→ Stated problem
Write out again, word for word, the lines below from the line that holds "Clone this chart in Chart.js." through the line that holds "ctx.lineCap = 'butt'", omitting pictures.

→ Task inputs
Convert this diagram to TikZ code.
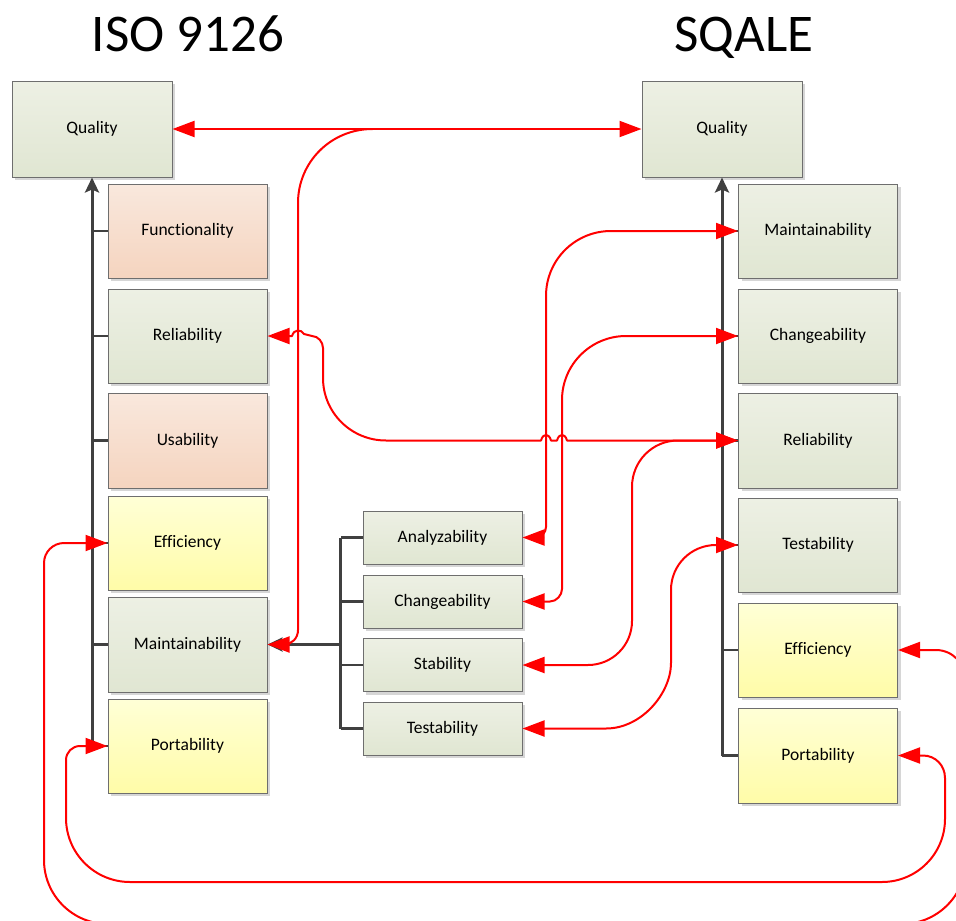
\documentclass[tikz,border=0pt]{standalone}
\usepackage{fontspec}
\setmainfont{Carlito}[Ligatures=NoCommon]
\usetikzlibrary{arrows.meta,shadows,calc}

\definecolor{grnTop}{HTML}{EDF0E4}
\definecolor{grnBot}{HTML}{E0E6D2}
\definecolor{orgTop}{HTML}{F9E8DD}
\definecolor{orgBot}{HTML}{F5D4BF}
\definecolor{ylwTop}{HTML}{FFFFD6}
\definecolor{ylwBot}{HTML}{FFFCA8}
\definecolor{boxEdge}{HTML}{6E6E6E}
\definecolor{treeGrey}{HTML}{404040}
\definecolor{linkRed}{HTML}{FF0000}

\tikzset{
  box/.style={rectangle, draw=boxEdge, line width=1pt, minimum width=159pt,
    minimum height=94pt, inner sep=0pt, font=\fontsize{17.5}{20}\selectfont,
    drop shadow={shadow xshift=3pt, shadow yshift=-3pt, fill=black!16, opacity=1}},
  smallbox/.style={box, minimum height=53pt},
  grn/.style={top color=grnTop, bottom color=grnBot},
  org/.style={top color=orgTop, bottom color=orgBot},
  ylw/.style={top color=ylwTop, bottom color=ylwBot},
  heading/.style={font=\fontsize{53}{60}\selectfont, inner sep=0pt},
  trunk/.style={draw=treeGrey, line width=3pt, -{Stealth[length=15pt,width=14pt,inset=3pt]}},
  twig/.style={draw=treeGrey, line width=2.2pt},
  link/.style={draw=linkRed, line width=2pt, line join=round,
    {Triangle[length=22pt,width=16pt]}-{Triangle[length=22pt,width=16pt]}},
  onelink/.style={draw=linkRed, line width=2pt, line join=round,
    -{Triangle[length=22pt,width=16pt]}}
}

\begin{document}
\begin{tikzpicture}[x=1pt, y=-1pt]
\useasboundingbox (0,0) rectangle (956,921);
\clip (0,0) rectangle (956,921);

% headings
\node[heading] (isoT) at (188,34) {ISO 9126};
\node[heading] (sqT) at (744,38) {SQALE};

% ISO 9126 model
\node[box, grn, minimum width=160pt, minimum height=96pt] (qL) at (92,129) {Quality};
\node[box, org] (fL) at (187.5,231) {Functionality};
\node[box, grn] (rL) at (187.5,336) {Reliability};
\node[box, org, minimum height=95pt] (uL) at (187.5,440.5) {Usability};
\node[box, ylw] (eL) at (187.5,543) {Efficiency};
\node[box, grn, minimum height=95pt] (mL) at (187.5,644.5) {Maintainability};
\node[box, ylw] (pL) at (187.5,746) {Portability};

% ISO maintainability sub-characteristics
\node[smallbox, grn] (aZ) at (442.5,537.5) {Analyzability};
\node[smallbox, grn] (cZ) at (442.5,601.5) {Changeability};
\node[smallbox, grn] (sZ) at (442.5,665) {Stability};
\node[smallbox, grn] (tZ) at (442.5,728.5) {Testability};

% SQALE model
\node[box, grn, minimum width=160pt, minimum height=96pt] (qR) at (722,129) {Quality};
\node[box, grn] (mR) at (818,231) {Maintainability};
\node[box, grn] (cR) at (818,336) {Changeability};
\node[box, grn, minimum height=95pt] (rR) at (818,440.5) {Reliability};
\node[box, grn] (tR) at (818,545) {Testability};
\node[box, ylw] (eR) at (818,650) {Efficiency};
\node[box, ylw, minimum height=95pt] (pR) at (818,755.5) {Portability};

% hierarchy trees
\draw[trunk] (qL.south |- pL.west) -- (qL.south);
\foreach \n in {fL,rL,uL,eL,mL,pL} \draw[twig] (\n.west) -- (\n.west -| qL.south);
\draw[trunk] (qR.south |- pR.west) -- (qR.south);
\foreach \n in {mR,cR,rR,tR,eR,pR} \draw[twig] (\n.west) -- (\n.west -| qR.south);

\path (mL.east) ++(73,0) coordinate (mj);
\draw[twig] (aZ.west -| mj) -- (tZ.west -| mj);
\foreach \n in {aZ,cZ,sZ,tZ} \draw[twig] (\n.west) -- (\n.west -| mj);
\draw[trunk, line width=2.6pt] (mj) -- (mL.east);

% mappings between the two models (corners are quarter circles)
\path (qL.east) ++(200,0) coordinate (jq);
\draw[link] (qL.east) -- (qR.west);
\draw[onelink] (jq) .. controls (331,129) and (298,162) .. (298,203) -- (298,630)
  .. controls (298,638) and (292,644.5) .. (284,644.5) -- (mL.east);

\draw[link] (rL.east) -- (292,336) .. controls (294,329) and (301,329) .. (304,334)
  -- (312,336) .. controls (318,336) and (323,342) .. (323,348) -- (323,378)
  .. controls (323,412.5) and (351,440.5) .. (386,440.5) -- (541,440.5)
  .. controls (543,433) and (549,433) .. (551,440.5)
  -- (557,440.5) .. controls (559,433) and (565,433) .. (567,440.5) -- (rR.west);

\draw[link] (aZ.east) -- (536,537.5) .. controls (541.5,537.5) and (546,532.5) .. (546,527)
  -- (546,296) .. controls (546,260) and (575,231) .. (611,231) -- (mR.west);

\draw[link] (cZ.east) -- (550,601.5) .. controls (556.6,601.5) and (562,595) .. (562,589)
  -- (562,400) .. controls (562,364.7) and (590.7,336) .. (626,336) -- (cR.west);

\draw[link] (sZ.east) -- (588,665) .. controls (612.3,665) and (632,645.3) .. (632,621)
  -- (632,487) .. controls (632,461) and (652.6,440.5) .. (678,440.5) -- (rR.west);

\draw[link] (tZ.east) -- (606,728.5) .. controls (641.9,728.5) and (671,692.9) .. (671,663)
  -- (671,590) .. controls (671,565) and (691,545) .. (716,545) -- (tR.west);

\draw[link] (eL.west) -- (64,543) .. controls (53,543) and (44,552) .. (44,563) -- (44,860)
  .. controls (44,895.3) and (72.7,924) .. (108,924) -- (902,924)
  .. controls (937.3,924) and (966,895.3) .. (966,860) -- (966,681)
  .. controls (966,664) and (952.6,650) .. (936,650) -- (eR.east);

\draw[link] (pL.west) -- (80,746) .. controls (72.3,746) and (66,752.3) .. (66,760) -- (66,818)
  .. controls (66,853.3) and (94.7,882) .. (130,882) -- (882,882)
  .. controls (916.8,882) and (945,853.8) .. (945,819) -- (945,778)
  .. controls (945,765.1) and (935.1,755.5) .. (923,755.5) -- (pR.east);
\end{tikzpicture}
\end{document}
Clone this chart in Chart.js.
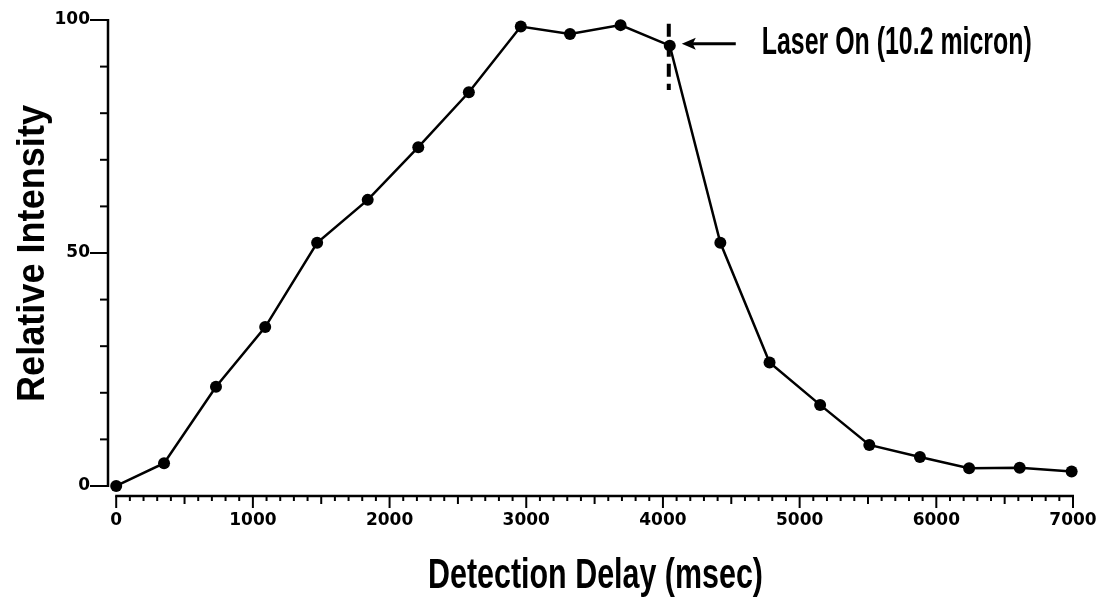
<!DOCTYPE html>
<html>
<head>
<meta charset="utf-8">
<script src="https://cdn.jsdelivr.net/npm/chart.js@4/dist/chart.umd.min.js"></script>
<style>
  html, body { margin: 0; padding: 0; background: #fff; }
  #plot { display: block; }
</style>
</head>
<body>
<canvas id="plot" width="1102" height="601"></canvas>
<script>
// delay (msec) and relative intensity for each measurement
const delays = [0, 350, 730, 1090, 1470, 1840, 2210, 2580, 2960, 3320,
                3690, 4050, 4420, 4780, 5150, 5510, 5880, 6240, 6610, 6990]
const intensity = [0, 4.9, 21.3, 34.1, 52.2, 61.4, 72.7, 84.5, 98.6, 97.0,
                   98.9, 94.5, 52.2, 26.5, 17.4, 8.8, 6.2, 3.8, 3.9, 3.1]

const xTicks = [0, 1000, 2000, 3000, 4000, 5000, 6000, 7000]
const yTicks = [0, 50, 100]

// index of the point where the laser is switched on
const laserIdx = 11
const laserText = 'Laser On (10.2 micron)'
const xTitle = 'Detection Delay (msec)'
const yTitle = 'Relative Intensity'

const points = delays.map((d, i) => ({ x: d, y: intensity[i] }))

// draw text squeezed/stretched to a given width
const fitText = (ctx, text, x, y, width, font) => {
    ctx.save()
    ctx.font = font
    const w = ctx.measureText(text).width
    ctx.translate(x, y)
    ctx.scale(width / w, 1)
    ctx.fillText(text, 0, 0)
    ctx.restore()
}

const axesPlugin = {
    id: 'axesPlugin',
    afterDraw(chart) {
        const ctx = chart.ctx
        const xs = chart.scales.x
        const ys = chart.scales.y
        const left = chart.chartArea.left
        const bottom = chart.chartArea.bottom

        ctx.save()
        ctx.strokeStyle = '#000'
        ctx.fillStyle = '#000'
        ctx.lineCap = 'butt'

        // y axis line and ticks
        ctx.lineWidth = 2.5
        ctx.beginPath()
        ctx.moveTo(left, ys.getPixelForValue(100) - 1)
        ctx.lineTo(left, ys.getPixelForValue(0) + 1)
        ctx.stroke()
        ctx.lineWidth = 2
        for (let v = 0; v <= 100; v += 10) {
            const len = v % 50 === 0 ? 18 : 8
            const y = ys.getPixelForValue(v)
            ctx.beginPath()
            ctx.moveTo(left, y)
            ctx.lineTo(left - len, y)
            ctx.stroke()
        }

        // x axis line and ticks
        ctx.lineWidth = 2.5
        ctx.beginPath()
        ctx.moveTo(xs.getPixelForValue(0) - 1, bottom)
        ctx.lineTo(xs.getPixelForValue(7000) + 1, bottom)
        ctx.stroke()
        ctx.lineWidth = 2
        for (let v = 0; v <= 7000; v += 100) {
            let len = 5
            if (v % 1000 === 0) len = 12
            else if (v % 500 === 0) len = 8
            const x = xs.getPixelForValue(v)
            ctx.beginPath()
            ctx.moveTo(x, bottom)
            ctx.lineTo(x, bottom + len)
            ctx.stroke()
        }

        // laser marker: dashed vertical line through the point + arrow + label
        const lx = xs.getPixelForValue(delays[laserIdx])
        const ly = ys.getPixelForValue(intensity[laserIdx])
        ctx.lineWidth = 4
        ctx.setLineDash([13, 7])
        ctx.beginPath()
        ctx.moveTo(lx - 1, ys.getPixelForValue(99.2))
        ctx.lineTo(lx - 1, ys.getPixelForValue(85))
        ctx.stroke()
        ctx.setLineDash([])

        const ay = ly - 2
        ctx.lineWidth = 3
        ctx.beginPath()
        ctx.moveTo(lx + 22, ay)
        ctx.lineTo(lx + 66, ay)
        ctx.stroke()
        ctx.beginPath()
        ctx.moveTo(lx + 12, ay)
        ctx.lineTo(lx + 26, ay - 6)
        ctx.lineTo(lx + 23, ay)
        ctx.lineTo(lx + 26, ay + 6)
        ctx.closePath()
        ctx.fill()

        ctx.textBaseline = 'alphabetic'
        ctx.textAlign = 'left'
        fitText(ctx, laserText, lx + 92, ay + 10, 270, 'bold 38px "Liberation Sans Narrow", "Liberation Sans", sans-serif')

        // axis titles
        fitText(ctx, xTitle, 428, 588, 335, 'bold 42px "Liberation Sans Narrow", "Liberation Sans", sans-serif')

        ctx.save()
        ctx.translate(44, 402)
        ctx.rotate(-Math.PI / 2)
        fitText(ctx, yTitle, 0, 0, 297, 'bold 38px "Liberation Sans", Arial, sans-serif')
        ctx.restore()

        ctx.restore()
    }
}

const chart = new Chart(document.querySelector('#plot'), {
    type: 'line',
    data: {
        datasets: [{
            data: points,
            borderColor: '#000',
            borderWidth: 2.5,
            backgroundColor: '#000',
            pointBackgroundColor: '#000',
            pointBorderWidth: 0,
            pointRadius: 6,
            tension: 0,
            clip: false
        }]
    },
    options: {
        responsive: false,
        animation: false,
        layout: { padding: { top: 20, right: 29, left: 0, bottom: 0 } },
        plugins: {
            legend: { display: false },
            tooltip: { enabled: false }
        },
        scales: {
            x: {
                type: 'linear',
                min: -60,
                max: 7000,
                grid: { display: false, drawTicks: false },
                border: { display: false },
                afterBuildTicks: axis => { axis.ticks = xTicks.map(v => ({ value: v })) },
                afterFit: scale => {
                    scale.height = 105
                    scale.paddingLeft = 0
                    scale.paddingRight = 0
                },
                ticks: {
                    color: '#000',
                    font: { family: "'DejaVu Sans'", weight: 'bold', size: 17 },
                    padding: 14,
                    maxRotation: 0,
                    autoSkip: false,
                    callback: v => String(v)
                }
            },
            y: {
                type: 'linear',
                min: -2.15,
                max: 100,
                grid: { display: false, drawTicks: false },
                border: { display: false },
                afterBuildTicks: axis => { axis.ticks = yTicks.map(v => ({ value: v })) },
                afterFit: scale => {
                    scale.width = 108
                    scale.paddingTop = 0
                    scale.paddingBottom = 0
                },
                ticks: {
                    color: '#000',
                    font: { family: "'DejaVu Sans'", weight: 'bold', size: 17 },
                    padding: 18,
                    autoSkip: false,
                    callback: v => String(v)
                }
            }
        }
    },
    plugins: [axesPlugin]
})
</script>
</body>
</html>
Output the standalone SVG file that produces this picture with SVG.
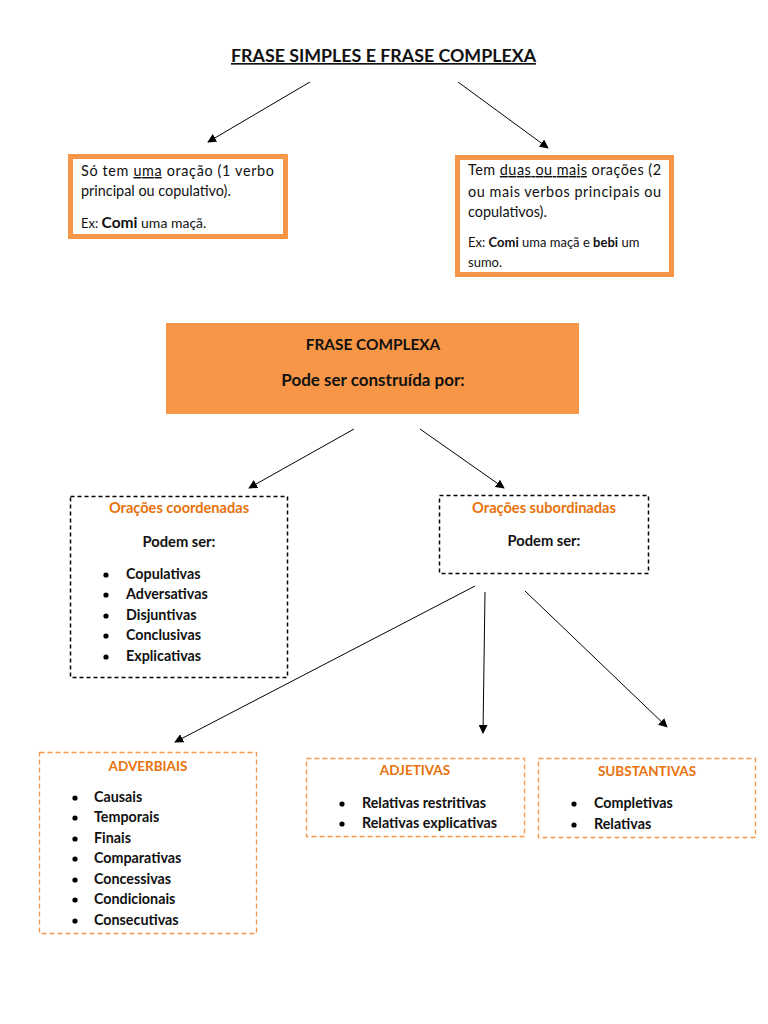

→ Correct answer
Clone this chart in Chart.js.
<!DOCTYPE html>
<html>
<head>
<meta charset="utf-8">
<script src="https://cdn.jsdelivr.net/npm/chart.js@4/dist/chart.umd.min.js"></script>
<style>
  html, body { margin: 0; padding: 0; background: #fff; }
  #plot { display: block; }
</style>
</head>
<body>
<canvas id="plot" width="1102" height="601"></canvas>
<script>
// delay (msec) and relative intensity for each measurement
const delays = [0, 350, 730, 1090, 1470, 1840, 2210, 2580, 2960, 3320,
                3690, 4050, 4420, 4780, 5150, 5510, 5880, 6240, 6610, 6990]
const intensity = [0, 4.9, 21.3, 34.1, 52.2, 61.4, 72.7, 84.5, 98.6, 97.0,
                   98.9, 94.5, 52.2, 26.5, 17.4, 8.8, 6.2, 3.8, 3.9, 3.1]

const xTicks = [0, 1000, 2000, 3000, 4000, 5000, 6000, 7000]
const yTicks = [0, 50, 100]

// index of the point where the laser is switched on
const laserIdx = 11
const laserText = 'Laser On (10.2 micron)'
const xTitle = 'Detection Delay (msec)'
const yTitle = 'Relative Intensity'

const points = delays.map((d, i) => ({ x: d, y: intensity[i] }))

// draw text squeezed/stretched to a given width
const fitText = (ctx, text, x, y, width, font) => {
    ctx.save()
    ctx.font = font
    const w = ctx.measureText(text).width
    ctx.translate(x, y)
    ctx.scale(width / w, 1)
    ctx.fillText(text, 0, 0)
    ctx.restore()
}

const axesPlugin = {
    id: 'axesPlugin',
    afterDraw(chart) {
        const ctx = chart.ctx
        const xs = chart.scales.x
        const ys = chart.scales.y
        const left = chart.chartArea.left
        const bottom = chart.chartArea.bottom

        ctx.save()
        ctx.strokeStyle = '#000'
        ctx.fillStyle = '#000'
        ctx.lineCap = 'butt'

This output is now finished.